▸ **What is needed**
Find every line with the word "code". Copy those lines.

========

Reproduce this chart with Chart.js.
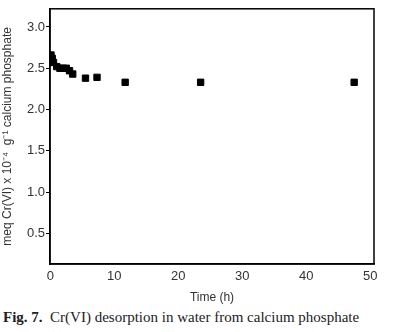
<!DOCTYPE html>
<html>
<head>
<meta charset="utf-8">
<script src="https://cdn.jsdelivr.net/npm/chart.js@4/dist/chart.umd.min.js"></script>
<style>
  html, body { margin: 0; padding: 0; background: #fff; }
  #wrap { position: relative; width: 400px; height: 305px; }
  #cap { position: absolute; left: 3px; top: 309px; font-family: "Liberation Serif", "Times New Roman", serif; font-size: 15px; color: #222; white-space: nowrap; }
</style>
</head>
<body>
<div id="wrap"><canvas id="c"></canvas></div>
<div id="cap"><b>Fig. 7.</b>&nbsp; Cr(VI) desorption in water from calcium phosphate</div>
<script>
const timeHours = [0.1, 0.3, 0.5, 1.0, 1.5, 2.0, 2.5, 3.0, 3.5, 5.5, 7.3, 11.7, 23.5, 47.5];
const crValues  = [2.66, 2.62, 2.57, 2.52, 2.50, 2.50, 2.50, 2.47, 2.43, 2.38, 2.39, 2.33, 2.33, 2.33];
const xTicks = [0, 10, 20, 30, 40, 50];
const yTicks = [0.5, 1.0, 1.5, 2.0, 2.5, 3.0];

const points = timeHours.map((t, i) => ({ x: t, y: crValues[i] }));

const boxPlugin = {
  id: 'box',
  afterDraw(chart) {
    const { ctx, chartArea: a } = chart;
    ctx.save();
    ctx.strokeStyle = '#000';
    ctx.lineWidth = 1.5;
    ctx.strokeRect(a.left, a.top, a.right - a.left, a.bottom - a.top);
    ctx.restore();
  }
};

new Chart(document.getElementById('c'), {
  type: 'scatter',
  data: {
    datasets: [{
      data: points,
      pointStyle: 'rect',
      pointRadius: 4.5,
      pointHoverRadius: 4.5,
      backgroundColor: '#000',
      borderColor: '#000',
      borderWidth: 1
    }]
  },
  options: {
    responsive: true,
    maintainAspectRatio: false,
    animation: false,
    layout: { padding: { top: 6, right: 26, left: 0, bottom: 0 } },
    plugins: { legend: { display: false }, tooltip: { enabled: false } },
    scales: {
      x: {
        type: 'linear',
        min: -0.05,
        max: 50.6,
        afterBuildTicks(s) { s.ticks = xTicks.map(v => ({ value: v })); },
        afterFit(s) { s.height = 41; },
        grid: { display: true, drawOnChartArea: false, drawTicks: false, color: '#000' },
        border: { display: true, color: '#000', width: 1.5 },
        ticks: { color: '#333', font: { family: 'Liberation Sans, Arial, sans-serif', size: 13 }, padding: 5, maxRotation: 0 },
        title: { display: true, text: 'Time (h)', color: '#333', font: { family: 'Liberation Sans, Arial, sans-serif', size: 12 }, padding: { top: 3, bottom: 0 } }
      },
      y: {
        type: 'linear',
        min: 0.13,
        max: 3.22,
        afterBuildTicks(s) { s.ticks = yTicks.map(v => ({ value: v })); },
        afterFit(s) { s.width = 50; },
        grid: { display: true, drawOnChartArea: false, drawTicks: true, tickLength: 4, color: '#000', tickColor: '#000' },
        border: { display: true, color: '#000', width: 1.5 },
        ticks: { color: '#333', font: { family: 'Liberation Sans, Arial, sans-serif', size: 13 }, padding: 1, callback: v => v.toFixed(1) },
        title: { display: true, text: 'meq Cr(VI) x 10\u207B\u2074  g\u207B\u00B9 calcium phosphate', color: '#333', font: { family: 'Liberation Sans, Arial, sans-serif', size: 12 }, padding: { top: 0, bottom: 0 } }
      }
    }
  },
  plugins: [boxPlugin]
});
</script>
</body>
</html>
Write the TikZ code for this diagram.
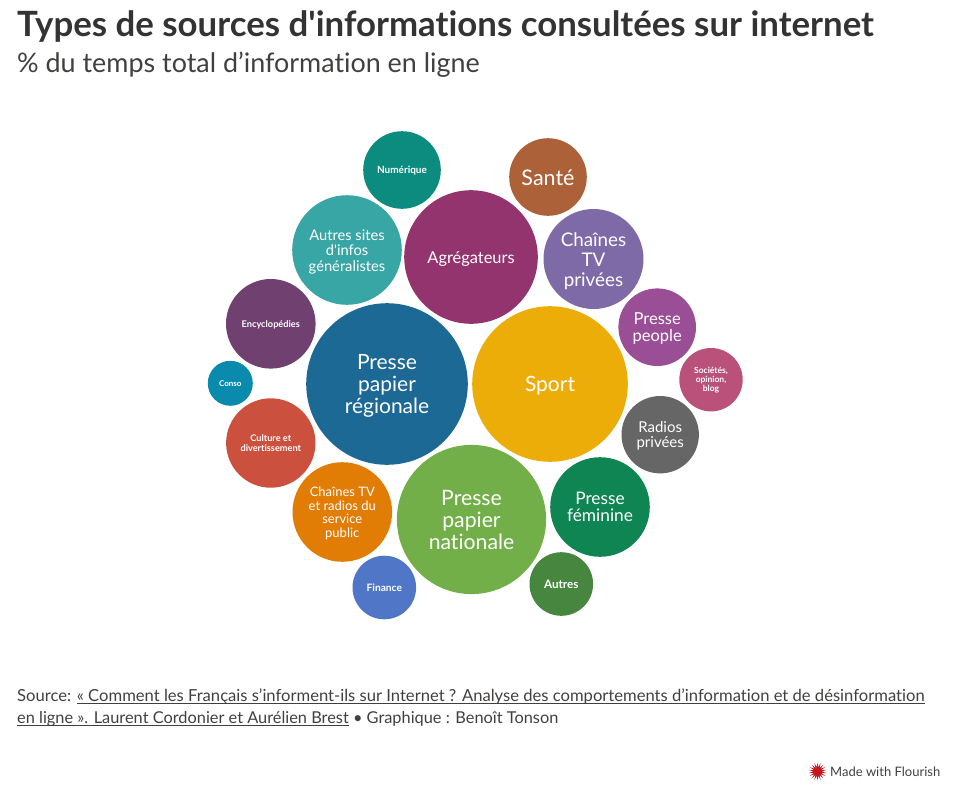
\documentclass[tikz,border=0pt]{standalone}
\usepackage{fontspec}
\setmainfont[Ligatures={TeXOff,NoCommon}]{Lato}
\usetikzlibrary{shapes.geometric}
\newsavebox{\boiteLien}
\newcommand{\souligne}[1]{\sbox{\boiteLien}{#1}\rlap{\rule[-2.5pt]{\wd\boiteLien}{0.9pt}}\usebox{\boiteLien}}
\newcommand{\haut}{\rule{0pt}{1.05em}}
\definecolor{encre}{HTML}{333333}
\definecolor{gris}{HTML}{42403F}
\definecolor{cRegionale}{HTML}{1D6996}
\definecolor{cSport}{HTML}{EDAD08}
\definecolor{cNationale}{HTML}{73AF48}
\definecolor{cAgregateurs}{HTML}{94346E}
\definecolor{cSites}{HTML}{38A6A5}
\definecolor{cPrivees}{HTML}{7F6AA8}
\definecolor{cFeminine}{HTML}{0F8554}
\definecolor{cPublic}{HTML}{E17C05}
\definecolor{cEncyclo}{HTML}{6F4070}
\definecolor{cCulture}{HTML}{CC503E}
\definecolor{cNumerique}{HTML}{0C8C7F}
\definecolor{cSante}{HTML}{AD6139}
\definecolor{cPeople}{HTML}{994E95}
\definecolor{cRadios}{HTML}{666666}
\definecolor{cFinance}{HTML}{4F76C7}
\definecolor{cAutres}{HTML}{46863F}
\definecolor{cSocietes}{HTML}{B9517A}
\definecolor{cConso}{HTML}{0A8AAD}
\definecolor{cLogo}{HTML}{C8161D}
\tikzset{
	bulle/.style n args={4}{circle, fill=#2, text=white, align=center, inner sep=0pt,
		minimum size=2*#1 pt, font=\fontsize{#3}{#4}\selectfont,
		execute at end node={\rule[-.3em]{0pt}{.3em}}},
	petit/.style 2 args={font=\fontsize{#1}{#2}\selectfont\bfseries},
	texte/.style={anchor=base west, inner sep=0pt, text=gris},
}
\begin{document}
\begin{tikzpicture}[x=1pt, y=-1pt]
	\path[use as bounding box] (0,0) rectangle (955,784);
	\node[texte, text=encre, font=\fontsize{34.8}{36}\selectfont\bfseries] (Titre) at (17,37) {Types de sources d'informations consultées sur internet};
	\node[texte, font=\fontsize{26.9}{30}\selectfont] (SousTitre) at (17,72) {\% du temps total d’information en ligne};
	\node[bulle={80.8}{cRegionale}{21}{22}] (Regionale) at (387,384) {\haut Presse\\papier\\régionale};
	\node[bulle={77.8}{cSport}{21}{22}] (Sport) at (550,384) {\haut Sport};
	\node[bulle={74.6}{cNationale}{21.2}{22}] (Nationale) at (471.5,519.5) {\haut Presse\\papier\\nationale};
	\node[bulle={66.8}{cAgregateurs}{16.4}{18}] (Agregateurs) at (471,257) {\haut Agrégateurs};
	\node[bulle={54.8}{cSites}{14.7}{15.5}] (Sites) at (347,250) {\haut Autres sites\\d'infos\\généralistes};
	\node[bulle={50}{cPrivees}{18.8}{20}] (Privees) at (593.5,259) {\haut Chaînes\\TV\\privées};
	\node[bulle={49.8}{cFeminine}{17.3}{17}] (Feminine) at (600,507) {\haut Presse\\féminine};
	\node[bulle={49.8}{cPublic}{13}{13.7}] (Public) at (342.3,512) {\haut Chaînes TV\\et radios du\\service\\public};
	\node[bulle={44.8}{cEncyclo}{9.2}{10}, petit={9.2}{10}] (Encyclo) at (270.8,323.8) {\haut Encyclopédies};
	\node[bulle={44.7}{cCulture}{9.2}{10}, petit={9.2}{10}] (Culture) at (270.8,443) {\haut Culture et\\divertissement};
	\node[bulle={38.8}{cNumerique}{10}{10}, petit={10}{10}] (Numerique) at (402,170) {\haut Numérique};
	\node[bulle={38.8}{cSante}{21.5}{22}] (Sante) at (548,177) {\haut Santé};
	\node[bulle={38.8}{cPeople}{16.5}{17}] (People) at (657.2,327.2) {\haut Presse\\people};
	\node[bulle={38.7}{cRadios}{15}{15}] (Radios) at (660.2,434.7) {\haut Radios\\privées};
	\node[bulle={31.8}{cFinance}{10.2}{10}, petit={10.2}{10}] (Finance) at (384.3,587.5) {\haut Finance};
	\node[bulle={31.8}{cAutres}{11.7}{12}, petit={11.7}{12}] (Autres) at (561.3,584) {\haut Autres};
	\node[bulle={31.7}{cSocietes}{8.5}{9}, petit={8.5}{9}] (Societes) at (711,379.7) {\haut Sociétés,\\opinion,\\blog};
	\node[bulle={22.5}{cConso}{8}{8}, petit={8}{8}] (Conso) at (230.3,383.3) {\haut Conso};
	\node[texte, font=\fontsize{16.6}{20}\selectfont] (SourceA) at (17,701) {Source: \souligne{« Comment les Français s’informent-ils sur Internet ? Analyse des comportements d’information et de désinformation}};
	\node[texte, font=\fontsize{16.35}{20}\selectfont] (SourceB) at (17,723) {\souligne{en ligne ». Laurent Cordonier et Aurélien Brest} • Graphique : Benoît Tonson};
	\node[star, star points=18, star point ratio=2.2, fill=cLogo, minimum size=18pt, inner sep=0pt] (Logo) at (817.5,771.5) {};
	\node[texte, font=\fontsize{13}{16}\selectfont] (Flourish) at (830,776) {Made with Flourish};
\end{tikzpicture}
\end{document}
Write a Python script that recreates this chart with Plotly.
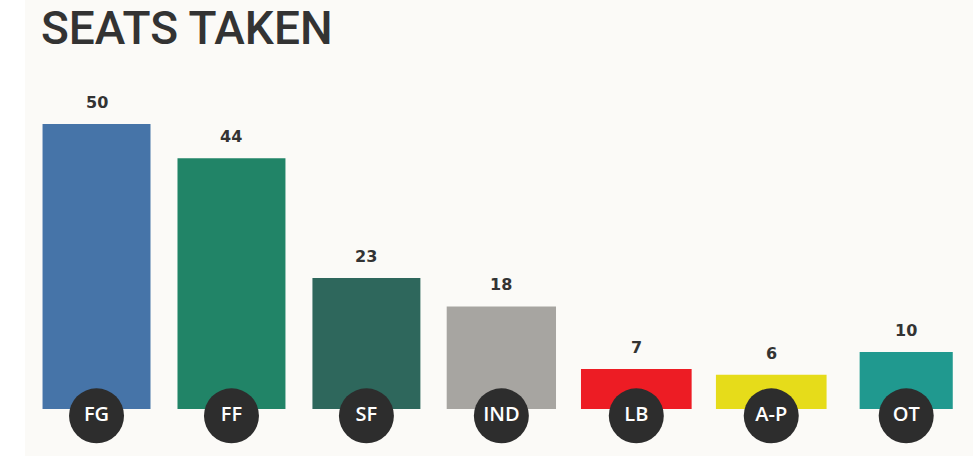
import plotly.graph_objects as go

# ---- data ----
parties = ["FG", "FF", "SF", "IND", "LB", "A-P", "OT"]
seats = [50, 44, 23, 18, 7, 6, 10]
colors = ["#4674a8", "#218467", "#2e675c", "#a7a5a1", "#ed1c24", "#e6dc1a", "#20998f"]
title_text = "SEATS TAKEN"

# ---- style ----
BG = "#fbfaf7"
DARK = "#2d2d2d"
TEXT = "#333333"
bar_widths = [0.80, 0.80, 0.80, 0.81, 0.82, 0.82, 0.69]
badge_y = -1.2

fig = go.Figure()
fig.add_trace(go.Bar(
    x=parties, y=seats, marker=dict(color=colors, line=dict(width=0)),
    width=bar_widths, hoverinfo="skip", showlegend=False,
))
fig.add_trace(go.Scatter(
    x=parties, y=[badge_y] * len(parties), mode="markers+text",
    marker=dict(size=55, color=DARK, line=dict(width=0)),
    text=parties, textposition="middle center",
    textfont=dict(family="Open Sans", size=20, color="white", weight=600),
    hoverinfo="skip", showlegend=False, cliponaxis=False,
))

for p, v in zip(parties, seats):
    fig.add_annotation(
        x=p, y=v, text=str(v), showarrow=False, yanchor="bottom", yshift=10,
        font=dict(family="DejaVu Sans", size=16, color=TEXT, weight="bold"),
    )

fig.add_annotation(
    xref="paper", yref="paper", x=0.016, y=1, xanchor="left", yanchor="top",
    borderpad=0,
    text=title_text, showarrow=False,
    font=dict(family="Roboto", size=46, color=TEXT, weight=500),
)

fig.update_layout(
    width=980, height=456,
    margin=dict(l=25, r=7, t=0, b=0),
    paper_bgcolor="white", plot_bgcolor=BG,
    bargap=0.2,
    xaxis=dict(visible=False, range=[-0.530, 6.495], type="category"),
    yaxis=dict(visible=False, range=[-8.25, 71.75]),
)

fig.write_html("out.html", config={"displayModeBar": False},
               post_script="document.body.style.margin='0';")
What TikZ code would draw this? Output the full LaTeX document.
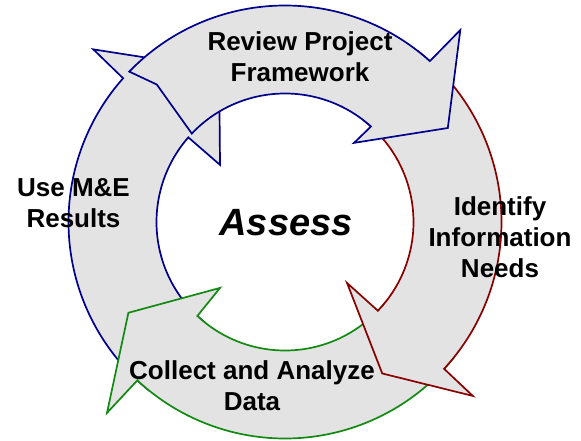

========

▸ **Answer to the task**
Write the TikZ code for this diagram.
What TikZ code would draw this? Output the full LaTeX document.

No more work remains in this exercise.